Waldhauser realizes he wouldn’t be where he is without the support his dad Travis has given him through the years. “He’s done countless things for me and it’s been huge for me.”

Rhyan’s confidence in him has also helped him grow. “Casey has given me a lot of room and freedom to coach. When kids listen and learn what moves I’m showing them I realized I had to listen to my coaches too. I thought I knew a lot but coaching has helped me get to the next level. Casey’s like my other dad. He has his own family but he’s always been there and spent so much time with us. He’s one of my personal heroes.”

The respect goes both ways. “I don’t know what I’ll do without him next year,” Rhyan said. “He’s already signed so he has nothing to lose now, but he still works just as hard and he’s never a star in the wrestling room, never has an attitude. Vince works with all the kids and he’s so good with them. He could run practice all by himself, that’s how good he is. It’s just so exciting to watch him progress.”

Waldhauser decided on Virginia after a visit when he saw the excellent wrestling facilities and academic opportunities. “They really take care and support their athletes and I liked that,” he said. “And the coach liked me. He knew I was tough and can deal with adversity.”

As for the lack of recognition, Waldhauser uses it as a training device. “It fuels me, drives me to keep working hard. You have to be tough to wrestle. When a football player is done with practice, he can go home and have a big meal. Sometimes a wrestler can’t even eat after a hard practice. It makes you mentally tough.”

Waldhauser dropped weight for the Ironman, but will wrestle at 171 pounds this season in the Delta River League and drop down to 162 when the 2-pound allowance kicks in.

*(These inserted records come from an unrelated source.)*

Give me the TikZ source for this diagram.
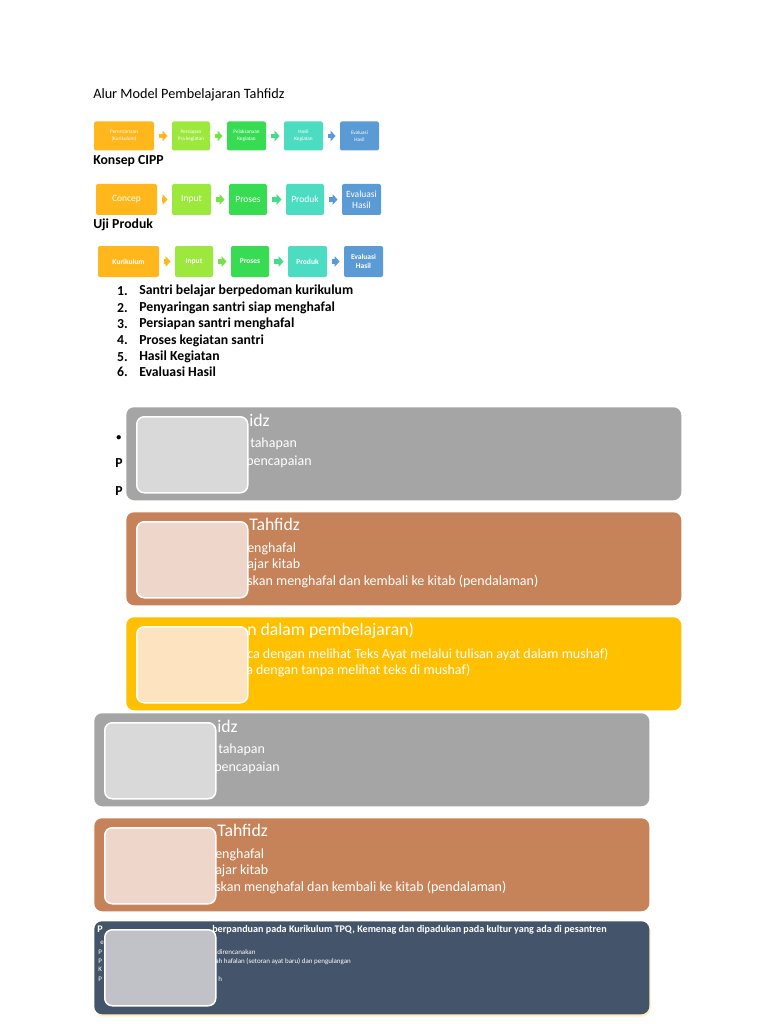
\documentclass[tikz,border=0pt]{standalone}
\usepackage{fontspec}
\setmainfont{Carlito}
\usepackage{tikz}
\usetikzlibrary{positioning}
\usetikzlibrary{arrows.meta}

\definecolor{boxorange}{HTML}{FFB71B}
\definecolor{boxlime}{HTML}{9DE83C}
\definecolor{boxgreen}{HTML}{37DC52}
\definecolor{boxteal}{HTML}{4CDCC2}
\definecolor{boxblue}{HTML}{5B9BD5}
\definecolor{panelgray}{HTML}{A5A5A5}
\definecolor{panelbrown}{HTML}{C6835A}
\definecolor{panelyellow}{HTML}{FFC000}
\definecolor{panelslate}{HTML}{44546A}
\definecolor{covergray}{HTML}{D9D9D9}
\definecolor{coverbrown}{HTML}{EED6CB}
\definecolor{coveryellow}{HTML}{FDE3BF}
\definecolor{coverslate}{HTML}{C1C2C7}

\begin{document}
\begin{tikzpicture}[x=0.8pt, y=-0.8pt, node distance=8.8pt,
  flowbox/.style={rounded corners=1.6pt, inner sep=0pt, text=white, align=center, fill=#1},
  flowarrow/.style={draw=#1, line width=3.4pt, -{Triangle[length=4pt,width=8.5pt]}, shorten <=3.4pt, shorten >=3.4pt},
  panel/.style={rounded corners=6.4pt, inner sep=0pt, anchor=north west, fill=#1, minimum width=444pt, minimum height=74.4pt},
  cover/.style={rounded corners=6pt, inner sep=0pt, anchor=north west, fill=#1, draw=white, line width=1.2pt, minimum width=88.8pt, minimum height=60.8pt},
  paneltext/.style={anchor=mid west, inner sep=0pt, text=white, font=\fontsize{11.2}{13}\selectfont},
  paneltitle/.style={paneltext, font=\fontsize{14.2}{16}\selectfont},
  heading/.style={anchor=mid west, inner sep=0pt, font=\fontsize{11}{13}\selectfont\bfseries},
  listitem/.style={anchor=mid west, inner sep=0pt, font=\fontsize{11}{13}\selectfont\bfseries}]

\useasboundingbox (0,0) rectangle (768,1024);
\fill [white] (0,0) rectangle (768,1024);

% headings
\node [heading, font=\fontsize{11.4}{13}\selectfont] (title) at (93,96) {Alur Model Pembelajaran Tahfidz};
\node [heading] (cipp) at (93,162) {Konsep CIPP};
\node [heading] (uji) at (93,226) {Uji Produk};

% alur model
\begin{scope}[font=\fontsize{4.2}{5.5}\selectfont]
\node [flowbox=boxorange, minimum width=48pt, minimum height=23.2pt] (alur1) at (124,136) {Perencanaan\\(Kurikulum)};
\node [flowbox=boxlime, minimum width=30.4pt, minimum height=23.2pt] (alur2) at (191,136) {Persiapan\\Pra kegiatan};
\node [flowbox=boxgreen, minimum width=31.2pt, minimum height=23.2pt] (alur3) at (246.5,136) {Pelaksanaan\\Kegiatan};
\node [flowbox=boxteal, minimum width=31.2pt, minimum height=23.2pt] (alur4) at (303.5,136) {Hasil\\Kegiatan};
\node [flowbox=boxblue, minimum width=31.2pt, minimum height=23.2pt] (alur5) at (359.5,136) {Evaluasi\\Hasil};
\end{scope}
\draw [flowarrow=boxorange] (alur1) -- (alur2);
\draw [flowarrow=boxlime!60!boxgreen] (alur2) -- (alur3);
\draw [flowarrow=boxgreen!50!boxteal] (alur3) -- (alur4);
\draw [flowarrow=boxblue] (alur4) -- (alur5);

% konsep cipp
\begin{scope}[font=\fontsize{7.6}{9}\selectfont]
\node [flowbox=boxorange, minimum width=48.8pt, minimum height=24.8pt] (cipp1) at (126.5,199.5) {Concep};
\node [flowbox=boxlime, minimum width=31.2pt, minimum height=24.8pt] (cipp2) at (191.5,199.5) {Input};
\node [flowbox=boxgreen, minimum width=30.4pt, minimum height=24.8pt] (cipp3) at (248,199.5) {Proses};
\node [flowbox=boxteal, minimum width=30.4pt, minimum height=24.8pt] (cipp4) at (305,199.5) {Produk};
\node [flowbox=boxblue, minimum width=31.2pt, minimum height=24.8pt] (cipp5) at (361.5,199.5) {Evaluasi\\Hasil};
\end{scope}
\draw [flowarrow=boxorange] (cipp1) -- (cipp2);
\draw [flowarrow=boxlime!60!boxgreen] (cipp2) -- (cipp3);
\draw [flowarrow=boxgreen!50!boxteal] (cipp3) -- (cipp4);
\draw [flowarrow=boxblue] (cipp4) -- (cipp5);

% uji produk
\begin{scope}[font=\fontsize{6}{7.5}\selectfont\bfseries]
\node [flowbox=boxorange, minimum width=48.8pt, minimum height=24.8pt] (uji1) at (128.5,261.5) {Kurikulum};
\node [flowbox=boxlime, minimum width=30.4pt, minimum height=24.8pt] (uji2) at (194,261.5) {Input};
\node [flowbox=boxgreen, minimum width=30.4pt, minimum height=24.8pt] (uji3) at (250,261.5) {Proses};
\node [flowbox=boxteal, minimum width=31.2pt, minimum height=24.8pt] (uji4) at (307.5,261.5) {Produk};
\node [flowbox=boxblue, minimum width=31.2pt, minimum height=24.8pt] (uji5) at (363.5,261.5) {Evaluasi\\Hasil};
\end{scope}
\draw [flowarrow=boxorange] (uji1) -- (uji2);
\draw [flowarrow=boxlime!60!boxgreen] (uji2) -- (uji3);
\draw [flowarrow=boxgreen!50!boxteal] (uji3) -- (uji4);
\draw [flowarrow=boxblue] (uji4) -- (uji5);

% numbered list
\node [listitem] (it1) at (139,292) {Santri belajar berpedoman kurikulum};
\node [listitem, left = of it1] {1.};
\node [listitem] (it2) at (139,308.4) {Penyaringan santri siap menghafal};
\node [listitem, left = of it2] {2.};
\node [listitem] (it3) at (139,324.8) {Persiapan santri menghafal};
\node [listitem, left = of it3] {3.};
\node [listitem] (it4) at (139,341.2) {Proses kegiatan santri};
\node [listitem, left = of it4] {4.};
\node [listitem] (it5) at (139,357.6) {Hasil Kegiatan};
\node [listitem, left = of it5] {5.};
\node [listitem] (it6) at (139,374) {Evaluasi Hasil};
\node [listitem, left = of it6] {6.};

% text peeking out behind the first panel
\node [listitem, font=\fontsize{8}{9}\selectfont\bfseries] (bul) at (116,438) {\textbullet};
\node [listitem] (pa) at (115,465) {P};
\node [listitem] (pb) at (115,493) {P};

% panels
\node [panel=panelgray] (panel1) at (126,407) {};
\node [paneltitle] at (249,424) {idz};
\node [paneltext] at (250,445) {tahapan};
\node [paneltext] at (246,463) {pencapaian};
\node [cover=covergray] (cover1) at (136,416) {};

\node [panel=panelbrown] (panel2) at (126,512) {};
\node [paneltitle] at (249,528) {Tahfidz};
\node [paneltext] at (247,550) {enghafal};
\node [paneltext] at (247,566) {ajar kitab};
\node [paneltext] at (247,583) {skan menghafal dan kembali ke kitab (pendalaman)};
\node [cover=coverbrown] (cover2) at (136,521) {};

\node [panel=panelyellow] (panel3) at (126,617) {};
\node [paneltitle] at (247,633) {n dalam pembelajaran)};
\node [paneltext] at (247,656) {ca dengan melihat Teks Ayat melalui tulisan ayat dalam mushaf)};
\node [paneltext] at (246,672) {a dengan tanpa melihat teks di mushaf)};
\node [cover=coveryellow] (cover3) at (136,626) {};

\node [panel=panelgray] (panel4) at (94,713) {};
\node [paneltitle] at (217,730) {idz};
\node [paneltext] at (218,751) {tahapan};
\node [paneltext] at (214,769) {pencapaian};
\node [cover=covergray] (cover4) at (104,722) {};

\node [panel=panelbrown] (panel5) at (94,818) {};
\node [paneltitle] at (217,834) {Tahfidz};
\node [paneltext] at (215,856) {enghafal};
\node [paneltext] at (215,872) {ajar kitab};
\node [paneltext] at (215,889) {skan menghafal dan kembali ke kitab (pendalaman)};
\node [cover=coverbrown] (cover5) at (104,827) {};

\fill [panelyellow!25, rounded corners=6.4pt] (95.5,923.5) rectangle ++(555,93);
\node [panel=panelslate] (panel6) at (94,921) {};
\begin{scope}[every node/.style={anchor=mid west, inner sep=0pt, text=white, font=\fontsize{5.6}{6}\selectfont}]
\node [font=\fontsize{8.1}{9}\selectfont\bfseries] at (97,930) {P};
\node [font=\fontsize{8.1}{9}\selectfont\bfseries] at (212,930) {berpanduan pada Kurikulum TPQ, Kemenag dan dipadukan pada kultur yang ada di pesantren};
\node at (100,942) {e};
\node at (98,952) {P};
\node at (217,952) {direncanakan};
\node at (98,961) {P};
\node at (215,961) {ah hafalan (setoran ayat baru) dan pengulangan};
\node at (98,969) {K};
\node at (98,979) {P};
\node at (218,979) {h};
\end{scope}
\node [cover=coverslate] (cover6) at (104,929) {};

\end{tikzpicture}
\end{document}
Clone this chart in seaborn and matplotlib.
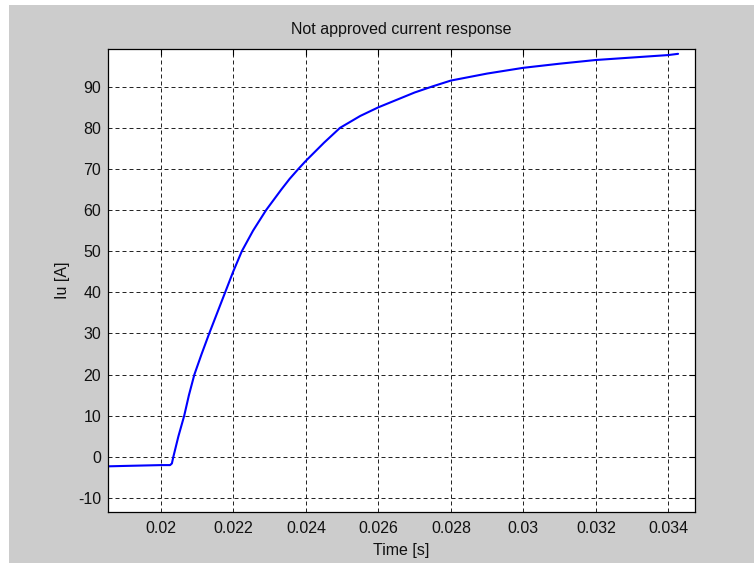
import matplotlib
matplotlib.use("Agg")
import matplotlib.pyplot as plt
import seaborn as sns
import pandas as pd
from matplotlib.patches import Rectangle

# Data
time_s = [0.01854, 0.0190, 0.0195, 0.0200, 0.02025, 0.02030, 0.02034, 0.02048,
          0.02064, 0.02077, 0.02092, 0.02112, 0.02133, 0.02155, 0.02177, 0.02199,
          0.02223, 0.02254, 0.02290, 0.02332, 0.02355, 0.02379, 0.02400, 0.02450,
          0.02494, 0.02550, 0.02600, 0.02700, 0.02750, 0.02800, 0.02900, 0.03000,
          0.03100, 0.03200, 0.03300, 0.03400, 0.03427]
current_a = [-2.3, -2.2, -2.1, -2.0, -2.0, -1.6, 0.0, 5.0,
             10.0, 15.0, 20.0, 25.0, 30.0, 35.0, 40.0, 45.0,
             50.0, 55.0, 60.0, 65.0, 67.6, 70.0, 72.0, 76.4,
             80.0, 82.9, 85.0, 88.6, 90.1, 91.5, 93.2, 94.6,
             95.6, 96.5, 97.1, 97.7, 98.0]
x_ticks = [0.02, 0.022, 0.024, 0.026, 0.028, 0.03, 0.032, 0.034]
x_tick_labels = ["0.02", "0.022", "0.024", "0.026", "0.028", "0.03", "0.032", "0.034"]
y_ticks = [-10, 0, 10, 20, 30, 40, 50, 60, 70, 80, 90]

df = pd.DataFrame({"Time [s]": time_s, "Iu [A]": current_a})

sns.set_style("white")
plt.rcParams["font.family"] = ["Liberation Sans", "DejaVu Sans"]
plt.rcParams["font.size"] = 11.5
plt.rcParams["axes.unicode_minus"] = False

W, H = 754, 570
fig = plt.figure(figsize=(W / 100, H / 100), dpi=100)
fig.patch.set_facecolor("white")
fig.patches.append(Rectangle((9 / W, (H - 563) / H), 1 - 9 / W, (563 - 5) / H,
                             transform=fig.transFigure, facecolor="#cccccc",
                             edgecolor="none", zorder=-10))

ax = fig.add_axes([108 / W, 1 - 511.7 / H, (695 - 108) / W, (511.7 - 49.3) / H])
ax.set_zorder(1)
ax.set_facecolor("white")

sns.lineplot(data=df, x="Time [s]", y="Iu [A]", ax=ax, color="#0000ff",
             linewidth=1.5, estimator=None, sort=False)

ax.set_xlim(0.018537, 0.034737)
ax.set_ylim(-13.33, 99.1)
ax.set_xticks(x_ticks)
ax.set_xticklabels(x_tick_labels)
ax.set_yticks(y_ticks)

ax.grid(True, color="black", linestyle=(0, (4, 3)), linewidth=0.72, alpha=0.85)
ax.set_axisbelow(True)
for s in ax.spines.values():
    s.set_visible(True)
    s.set_color("black")
    s.set_linewidth(0.9)

ax.tick_params(axis="both", direction="in", length=4.5, width=0.8, color="black",
               top=True, right=True, labelcolor="#111111")
ax.tick_params(axis="x", pad=6.5)
ax.tick_params(axis="y", pad=5)

ax.set_title("Not approved current response", fontsize=11.5, pad=11, color="#111111")
ax.set_xlabel("Time [s]", fontsize=11.5, labelpad=5, color="#111111")
ax.set_ylabel("Iu [A]", fontsize=11.5, labelpad=6, color="#111111")

fig.savefig("out.png", dpi=100, facecolor=fig.get_facecolor())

But that all depends on where Bryce Hammond is wrestling. Hammond is the wrestler who beat him at state last year. Waldhauser wants a rematch.

After taking second at the Ironman, Waldhauser’s national ranking jumped into the top five, but now it’s time to move on — train and prepare for the season and the postseason on his journey to winning an NCAA title.

When things get tough he remembers a quote from Dan Gable: “Once you’ve wrestled, everything else is easy.”